Sheriff's Sale Validity
The court determined that the sheriff's sale could not be invalidated after the acknowledgment and delivery of the sheriff's deed unless there was evidence of fraud or lack of authority. The plaintiffs did not provide any such evidence in their bill. Additionally, the court noted that the bank's failure to seek prior court approval for the foreclosure was not decisive, as it was reasonable to assume that such approval would have been granted if requested. The court distinguished between the enforcement of a lien and the administration of assets under a receiver's custody, affirming that the sheriff's sale and subsequent transactions were valid despite procedural missteps. Therefore, the court upheld the legality of the sheriff's sale.

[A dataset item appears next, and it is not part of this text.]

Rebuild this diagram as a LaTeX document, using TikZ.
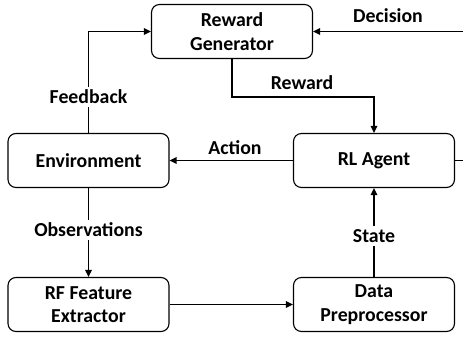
\documentclass[tikz,border=0pt]{standalone}
\usepackage{fontspec}
\setmainfont{Carlito}
\usetikzlibrary{arrows.meta}
\begin{document}
\begin{tikzpicture}[x=1pt,y=-1pt,
 box/.style={draw, rounded corners=8pt, line width=1.1pt, minimum width=161pt, minimum height=54pt, align=center, font=\bfseries\fontsize{19.8}{23.5}\selectfont, inner sep=0pt},
 lbl/.style={font=\bfseries\fontsize{19.8}{23}\selectfont, inner sep=2pt},
 wlbl/.style={lbl, fill=white, inner sep=3pt},
 conn/.style={line width=1.6pt, -{Triangle[length=7pt,width=6.5pt]}},
 plain/.style={line width=1.6pt}]
\useasboundingbox (0,0) rectangle (463,337);
\node[box] (rg) at (232,31.5) {Reward\\Generator};
\node[box] (env) at (88.5,160.5) {Environment};
\node[box] (rl) at (374,160.5) {RL Agent};
\node[box] (rf) at (88.5,304.5) {RF Feature\\Extractor};
\node[box] (dp) at (374,304.5) {Data\\Preprocessor};
\coordinate (dec) at (463,31.5);
\coordinate (out) at (463,160.5);
% Decision
\draw[conn] (dec) -- (rg.east);
\node[lbl] (ldec) at (388,16) {Decision};
% Feedback
\draw[conn] (env.north) |- (rg.west);
\node[wlbl] (lfb) at (88.5,97) {Feedback};
% Reward
\draw[conn] (rg.south) -- ++(0,38) -| (rl.north);
\node[lbl] (lrw) at (302,83) {Reward};
% Action
\draw[conn] (rl.west) -- (env.east);
\node[lbl] (lact) at (235,148) {Action};
% RL stub
\draw[plain] (rl.east) -- (out);
% Observations
\draw[conn] (env.south) -- (rf.north);
\node[wlbl] (lobs) at (88.5,230) {Observations};
% RF -> DP
\draw[conn] (rf.east) -- (dp.west);
% State
\draw[conn] (dp.north) -- (rl.south);
\node[wlbl] (lst) at (374,236) {State};
\end{tikzpicture}
\end{document}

Waiver of Foreclosure Rights
In their argument, the plaintiffs contended that the bank’s participation in leasing the property to Tioga Mills, Inc. amounted to a waiver of its right to foreclose. The court rejected this assertion, stating that mere involvement in a lease does not equate to a waiver of foreclosure rights. It clarified that the legal principle governing the relationship between the mortgage and lease did not support the claim that the bank forfeited its right to foreclose by consenting to the lease. The court reiterated that the lien from the mortgage was effective from the date of its recording, and thus the bank's actions did not diminish its rights regarding foreclosure. This reasoning solidified the court's rejection of the plaintiffs' waiver argument and reinforced the bank's legal standing.